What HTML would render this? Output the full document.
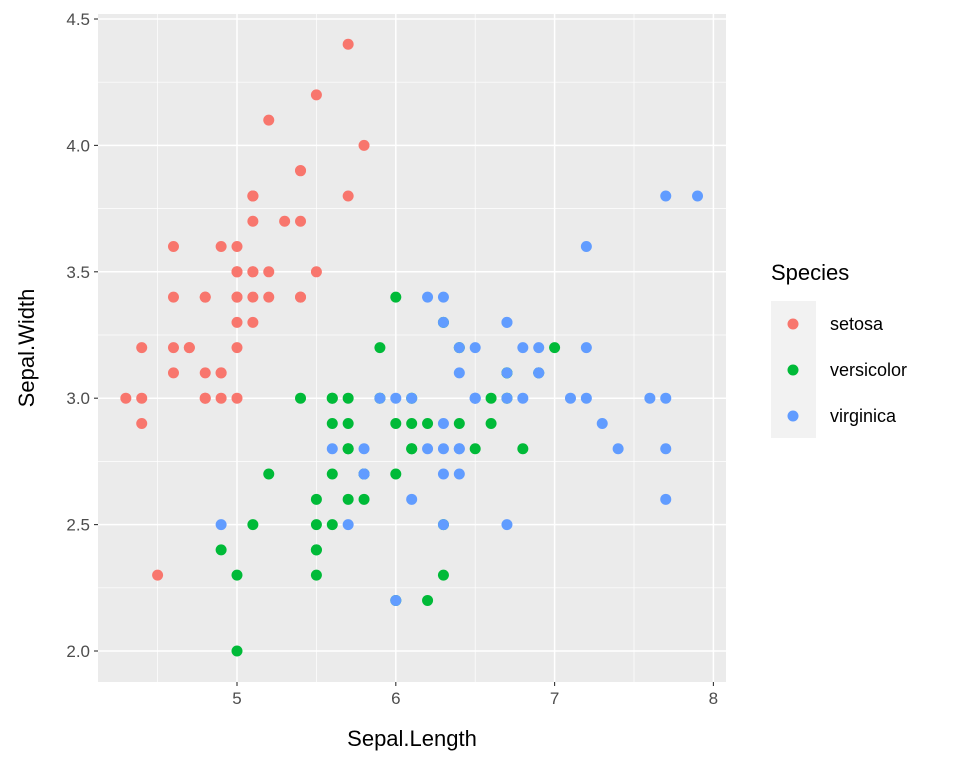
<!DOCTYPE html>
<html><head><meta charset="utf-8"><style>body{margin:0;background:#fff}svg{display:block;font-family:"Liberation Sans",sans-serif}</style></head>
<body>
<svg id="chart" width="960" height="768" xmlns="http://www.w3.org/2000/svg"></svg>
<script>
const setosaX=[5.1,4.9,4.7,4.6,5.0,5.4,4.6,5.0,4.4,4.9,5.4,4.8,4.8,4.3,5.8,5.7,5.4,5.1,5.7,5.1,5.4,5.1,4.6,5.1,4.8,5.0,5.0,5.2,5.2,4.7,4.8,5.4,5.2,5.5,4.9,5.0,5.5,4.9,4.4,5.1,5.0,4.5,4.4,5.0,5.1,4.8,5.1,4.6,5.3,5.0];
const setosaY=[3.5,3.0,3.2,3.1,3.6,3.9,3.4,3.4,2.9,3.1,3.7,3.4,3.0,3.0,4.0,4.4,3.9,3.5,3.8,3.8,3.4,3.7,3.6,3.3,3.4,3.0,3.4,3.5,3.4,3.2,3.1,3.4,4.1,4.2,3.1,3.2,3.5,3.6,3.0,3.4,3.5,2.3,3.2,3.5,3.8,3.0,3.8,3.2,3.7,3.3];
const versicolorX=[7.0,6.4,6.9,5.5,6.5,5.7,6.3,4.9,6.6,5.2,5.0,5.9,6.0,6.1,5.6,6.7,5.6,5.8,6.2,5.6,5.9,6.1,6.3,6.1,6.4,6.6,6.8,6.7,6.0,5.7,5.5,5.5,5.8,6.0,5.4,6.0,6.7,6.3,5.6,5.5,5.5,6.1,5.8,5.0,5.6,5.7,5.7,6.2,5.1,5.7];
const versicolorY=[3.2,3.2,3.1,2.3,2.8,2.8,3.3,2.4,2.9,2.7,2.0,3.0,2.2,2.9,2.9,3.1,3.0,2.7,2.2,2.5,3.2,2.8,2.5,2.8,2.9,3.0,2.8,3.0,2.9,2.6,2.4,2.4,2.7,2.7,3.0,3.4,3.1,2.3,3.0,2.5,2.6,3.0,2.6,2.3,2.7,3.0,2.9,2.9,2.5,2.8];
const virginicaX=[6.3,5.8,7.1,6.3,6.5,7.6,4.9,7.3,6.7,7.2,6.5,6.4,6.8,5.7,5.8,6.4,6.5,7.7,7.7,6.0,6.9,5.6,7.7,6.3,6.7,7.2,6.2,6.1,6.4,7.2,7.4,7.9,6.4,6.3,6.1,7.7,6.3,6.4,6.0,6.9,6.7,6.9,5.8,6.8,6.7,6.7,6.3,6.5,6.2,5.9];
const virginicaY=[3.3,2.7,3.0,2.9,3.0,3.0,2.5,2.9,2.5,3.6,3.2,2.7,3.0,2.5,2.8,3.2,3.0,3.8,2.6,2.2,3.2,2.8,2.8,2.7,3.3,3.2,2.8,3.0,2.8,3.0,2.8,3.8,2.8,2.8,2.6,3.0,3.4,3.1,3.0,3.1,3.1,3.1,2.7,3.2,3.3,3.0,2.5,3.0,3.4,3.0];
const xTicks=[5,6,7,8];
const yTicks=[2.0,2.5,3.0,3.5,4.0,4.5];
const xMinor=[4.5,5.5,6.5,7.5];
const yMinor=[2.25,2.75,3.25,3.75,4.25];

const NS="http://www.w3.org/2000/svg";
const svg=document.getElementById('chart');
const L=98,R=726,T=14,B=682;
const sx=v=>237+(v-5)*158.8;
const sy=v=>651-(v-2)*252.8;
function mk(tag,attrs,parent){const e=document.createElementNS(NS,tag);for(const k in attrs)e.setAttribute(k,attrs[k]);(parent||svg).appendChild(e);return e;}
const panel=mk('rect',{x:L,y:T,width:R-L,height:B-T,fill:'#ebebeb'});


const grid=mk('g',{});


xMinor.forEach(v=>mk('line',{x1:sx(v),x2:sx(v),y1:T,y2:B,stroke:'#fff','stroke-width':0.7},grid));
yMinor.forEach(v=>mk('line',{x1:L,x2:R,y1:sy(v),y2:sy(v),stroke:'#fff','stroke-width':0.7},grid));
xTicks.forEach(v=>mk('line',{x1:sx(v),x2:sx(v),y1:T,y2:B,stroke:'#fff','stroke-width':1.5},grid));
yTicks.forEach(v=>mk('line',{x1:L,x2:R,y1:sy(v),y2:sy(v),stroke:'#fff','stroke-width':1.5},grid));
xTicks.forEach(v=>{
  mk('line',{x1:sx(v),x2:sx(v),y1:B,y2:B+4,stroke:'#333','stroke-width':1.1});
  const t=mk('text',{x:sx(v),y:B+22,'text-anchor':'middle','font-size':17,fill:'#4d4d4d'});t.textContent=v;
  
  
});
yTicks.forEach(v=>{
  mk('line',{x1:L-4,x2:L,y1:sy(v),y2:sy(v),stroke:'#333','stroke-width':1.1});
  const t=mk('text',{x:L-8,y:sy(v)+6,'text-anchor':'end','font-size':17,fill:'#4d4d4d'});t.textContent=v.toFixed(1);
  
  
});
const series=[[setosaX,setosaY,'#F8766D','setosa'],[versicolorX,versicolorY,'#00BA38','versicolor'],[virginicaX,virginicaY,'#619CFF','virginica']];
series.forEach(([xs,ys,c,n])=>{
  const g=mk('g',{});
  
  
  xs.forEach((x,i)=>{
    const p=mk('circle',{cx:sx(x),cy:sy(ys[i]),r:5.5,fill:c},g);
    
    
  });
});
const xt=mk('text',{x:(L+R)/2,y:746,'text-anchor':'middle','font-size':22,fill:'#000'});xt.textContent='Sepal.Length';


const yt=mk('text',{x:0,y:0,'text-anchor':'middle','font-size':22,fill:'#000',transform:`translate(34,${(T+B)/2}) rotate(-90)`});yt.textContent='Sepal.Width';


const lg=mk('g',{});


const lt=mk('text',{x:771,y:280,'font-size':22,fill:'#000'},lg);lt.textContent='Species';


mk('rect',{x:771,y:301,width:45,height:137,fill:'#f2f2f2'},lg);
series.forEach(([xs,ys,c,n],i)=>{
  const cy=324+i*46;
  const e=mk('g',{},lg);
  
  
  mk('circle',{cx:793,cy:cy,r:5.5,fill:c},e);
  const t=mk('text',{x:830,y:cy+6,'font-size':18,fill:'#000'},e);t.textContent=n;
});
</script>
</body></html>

---*---

AIM
Each line above is to be copied verbatim. Drop any image from the copy.

SOLUTION TO THIS PROBLEM
What HTML would render this? Output the full document.
<!DOCTYPE html>
<html><head><meta charset="utf-8"><style>body{margin:0;background:#fff}svg{display:block;font-family:"Liberation Sans",sans-serif}</style></head>
<body>
<svg id="chart" width="960" height="768" xmlns="http://www.w3.org/2000/svg"></svg>
<script>
const setosaX=[5.1,4.9,4.7,4.6,5.0,5.4,4.6,5.0,4.4,4.9,5.4,4.8,4.8,4.3,5.8,5.7,5.4,5.1,5.7,5.1,5.4,5.1,4.6,5.1,4.8,5.0,5.0,5.2,5.2,4.7,4.8,5.4,5.2,5.5,4.9,5.0,5.5,4.9,4.4,5.1,5.0,4.5,4.4,5.0,5.1,4.8,5.1,4.6,5.3,5.0];
const setosaY=[3.5,3.0,3.2,3.1,3.6,3.9,3.4,3.4,2.9,3.1,3.7,3.4,3.0,3.0,4.0,4.4,3.9,3.5,3.8,3.8,3.4,3.7,3.6,3.3,3.4,3.0,3.4,3.5,3.4,3.2,3.1,3.4,4.1,4.2,3.1,3.2,3.5,3.6,3.0,3.4,3.5,2.3,3.2,3.5,3.8,3.0,3.8,3.2,3.7,3.3];
const versicolorX=[7.0,6.4,6.9,5.5,6.5,5.7,6.3,4.9,6.6,5.2,5.0,5.9,6.0,6.1,5.6,6.7,5.6,5.8,6.2,5.6,5.9,6.1,6.3,6.1,6.4,6.6,6.8,6.7,6.0,5.7,5.5,5.5,5.8,6.0,5.4,6.0,6.7,6.3,5.6,5.5,5.5,6.1,5.8,5.0,5.6,5.7,5.7,6.2,5.1,5.7];
const versicolorY=[3.2,3.2,3.1,2.3,2.8,2.8,3.3,2.4,2.9,2.7,2.0,3.0,2.2,2.9,2.9,3.1,3.0,2.7,2.2,2.5,3.2,2.8,2.5,2.8,2.9,3.0,2.8,3.0,2.9,2.6,2.4,2.4,2.7,2.7,3.0,3.4,3.1,2.3,3.0,2.5,2.6,3.0,2.6,2.3,2.7,3.0,2.9,2.9,2.5,2.8];
const virginicaX=[6.3,5.8,7.1,6.3,6.5,7.6,4.9,7.3,6.7,7.2,6.5,6.4,6.8,5.7,5.8,6.4,6.5,7.7,7.7,6.0,6.9,5.6,7.7,6.3,6.7,7.2,6.2,6.1,6.4,7.2,7.4,7.9,6.4,6.3,6.1,7.7,6.3,6.4,6.0,6.9,6.7,6.9,5.8,6.8,6.7,6.7,6.3,6.5,6.2,5.9];
const virginicaY=[3.3,2.7,3.0,2.9,3.0,3.0,2.5,2.9,2.5,3.6,3.2,2.7,3.0,2.5,2.8,3.2,3.0,3.8,2.6,2.2,3.2,2.8,2.8,2.7,3.3,3.2,2.8,3.0,2.8,3.0,2.8,3.8,2.8,2.8,2.6,3.0,3.4,3.1,3.0,3.1,3.1,3.1,2.7,3.2,3.3,3.0,2.5,3.0,3.4,3.0];
const xTicks=[5,6,7,8];
const yTicks=[2.0,2.5,3.0,3.5,4.0,4.5];
const xMinor=[4.5,5.5,6.5,7.5];
const yMinor=[2.25,2.75,3.25,3.75,4.25];

const NS="http://www.w3.org/2000/svg";
const svg=document.getElementById('chart');
const L=98,R=726,T=14,B=682;
const sx=v=>237+(v-5)*158.8;
const sy=v=>651-(v-2)*252.8;
function mk(tag,attrs,parent){const e=document.createElementNS(NS,tag);for(const k in attrs)e.setAttribute(k,attrs[k]);(parent||svg).appendChild(e);return e;}
const panel=mk('rect',{x:L,y:T,width:R-L,height:B-T,fill:'#ebebeb'});


const grid=mk('g',{});


xMinor.forEach(v=>mk('line',{x1:sx(v),x2:sx(v),y1:T,y2:B,stroke:'#fff','stroke-width':0.7},grid));
yMinor.forEach(v=>mk('line',{x1:L,x2:R,y1:sy(v),y2:sy(v),stroke:'#fff','stroke-width':0.7},grid));
xTicks.forEach(v=>mk('line',{x1:sx(v),x2:sx(v),y1:T,y2:B,stroke:'#fff','stroke-width':1.5},grid));
yTicks.forEach(v=>mk('line',{x1:L,x2:R,y1:sy(v),y2:sy(v),stroke:'#fff','stroke-width':1.5},grid));
xTicks.forEach(v=>{
  mk('line',{x1:sx(v),x2:sx(v),y1:B,y2:B+4,stroke:'#333','stroke-width':1.1});
  const t=mk('text',{x:sx(v),y:B+22,'text-anchor':'middle','font-size':17,fill:'#4d4d4d'});t.textContent=v;
  
  
});
yTicks.forEach(v=>{
  mk('line',{x1:L-4,x2:L,y1:sy(v),y2:sy(v),stroke:'#333','stroke-width':1.1});
  const t=mk('text',{x:L-8,y:sy(v)+6,'text-anchor':'end','font-size':17,fill:'#4d4d4d'});t.textContent=v.toFixed(1);
  
  
});
const series=[[setosaX,setosaY,'#F8766D','setosa'],[versicolorX,versicolorY,'#00BA38','versicolor'],[virginicaX,virginicaY,'#619CFF','virginica']];
series.forEach(([xs,ys,c,n])=>{
  const g=mk('g',{});
  
  
  xs.forEach((x,i)=>{
    const p=mk('circle',{cx:sx(x),cy:sy(ys[i]),r:5.5,fill:c},g);
    
    
  });
});
const xt=mk('text',{x:(L+R)/2,y:746,'text-anchor':'middle','font-size':22,fill:'#000'});xt.textContent='Sepal.Length';


const yt=mk('text',{x:0,y:0,'text-anchor':'middle','font-size':22,fill:'#000',transform:`translate(34,${(T+B)/2}) rotate(-90)`});yt.textContent='Sepal.Width';


const lg=mk('g',{});


const lt=mk('text',{x:771,y:280,'font-size':22,fill:'#000'},lg);lt.textContent='Species';


mk('rect',{x:771,y:301,width:45,height:137,fill:'#f2f2f2'},lg);
series.forEach(([xs,ys,c,n],i)=>{
  const cy=324+i*46;
  const e=mk('g',{},lg);
  
  
  mk('circle',{cx:793,cy:cy,r:5.5,fill:c},e);
  const t=mk('text',{x:830,y:cy+6,'font-size':18,fill:'#000'},e);t.textContent=n;
});
</script>
</body></html>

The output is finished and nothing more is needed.